O superintendente também avaliou a questão de uma ótica mais ampla: “Os condutores devem ter comportamento civilizado no trânsito. As pessoas ficam irritadas, agressivas. Existe uma questão educacional mais extensa a ser observada. Não há uma exigência maior de conhecimento e até de comportamento de trânsito”.
Batinga comentou sobre o papel do CTB e considerou que ele ajuda pouco em termos de diminuir a quantidade de acidentes e melhorar qualidade dos motoristas. Para ele, é preciso investir em campanhas permanentes de educação no trânsito, iniciativa que, segundo o superintendente de mobilidade urbana, não existe.
“Só vamos ter um trânsito mais humano e mais seguro na hora que as pessoas começarem a ter um comportamento cidadão, respeitando as regras e os outros”, declarou Batinga.
Autoescolas
Quando se fala de educação adequada dos condutores, essa questão passa pela realidade das autoescolas brasileiras. “As escolas de formação de motoristas só têm a preocupação de fazer você conseguir a habilitação. E o aluno também só quer isso”, avaliou o comandante da Semob.
Claudionor Fernandes, presidente do Sindicato das Autoescolas da Paraíba e diretor da Federação Nacional das Autoescolas, disse que um dos maiores problemas na educação dos condutores é a falta de critérios para a autorização do funcionamento de escolas de formação de motoristas.
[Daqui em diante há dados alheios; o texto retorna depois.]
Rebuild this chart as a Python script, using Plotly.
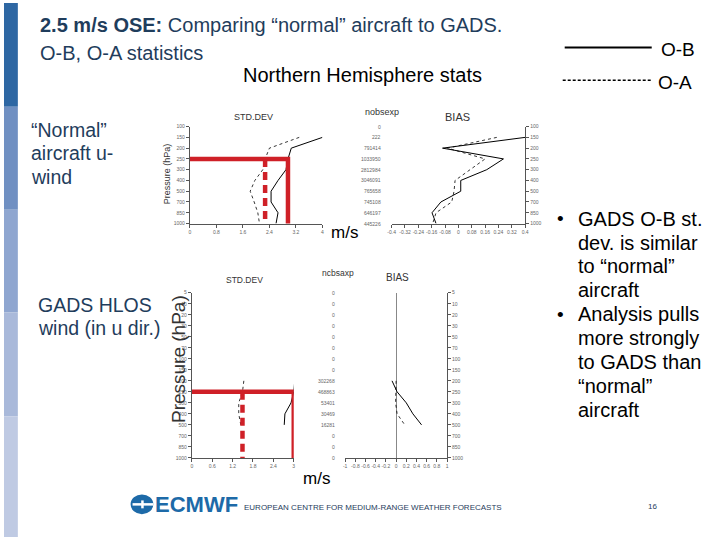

“O sistema de trânsito do Brasil está falido. O Departamento Nacional de Trânsito está sem recursos e tem apenas 12 fiscais para cobrir o país inteiro com a fiscalização dos Detrans e das 12.500 autoescolas, sendo 68 só na Paraíba”, denunciou Claudionor.
“A abertura de autoescolas deve ser feita por critério técnico e não político”, disse o presidente. Ele explicou que muitos centros de formação não cumprem os requisitos necessários pelo Código de Trânsito Brasileiro para funcionarem e acabam exercendo atividades irregulares por não serem alcançados por uma fiscalização eficiente.
Quanto ao curso de formação, Claudionor, a partir de vivências obtidas em outros países, considera que a carga horária atual é insuficiente. “Na China e na Europa o aluno passa quase um ano para tirar a habilitação. Dessa forma há a formação de condutores mais conscientes e preparados”, comparou.
CTB e estrutura viária no Brasil
“Temos precariedade na infraestrutura e na sinalização, mas 70% dos acidentes são por imperícia ou mau comportamento do condutor”, quantificou Carlos Batinga, comentando que não são feitos investimentos adequados no âmbito do trânsito no país.
Essa situação é justificada por um dado levantado por Julyver Araujo. Segundo o especialista, o Artigo 320 do CTB contém regras que a maioria dos municípios não cumpre, que dizem respeito à aplicação do dinheiro das multas cobradas sobre infrações na infraestrutura do trânsito. Ao invés disso, como esclareceu, a maioria dos gestores municipais usa os valores arrecadados como recurso genérico, podendo ser aplicados em outros setores.
O cumprimento desse tipo de determinação, frisou Araujo, seria um primeiro passo para estruturar uma realidade em que o cidadão possa ser beneficiado com a aplicação correta dos recursos disponíveis.
Nesse sentido, Claudionor Fernandes concluiu sendo enfático e sucinto: “Devemos sempre investir no tripé da educação, engenharia e fiscalização”.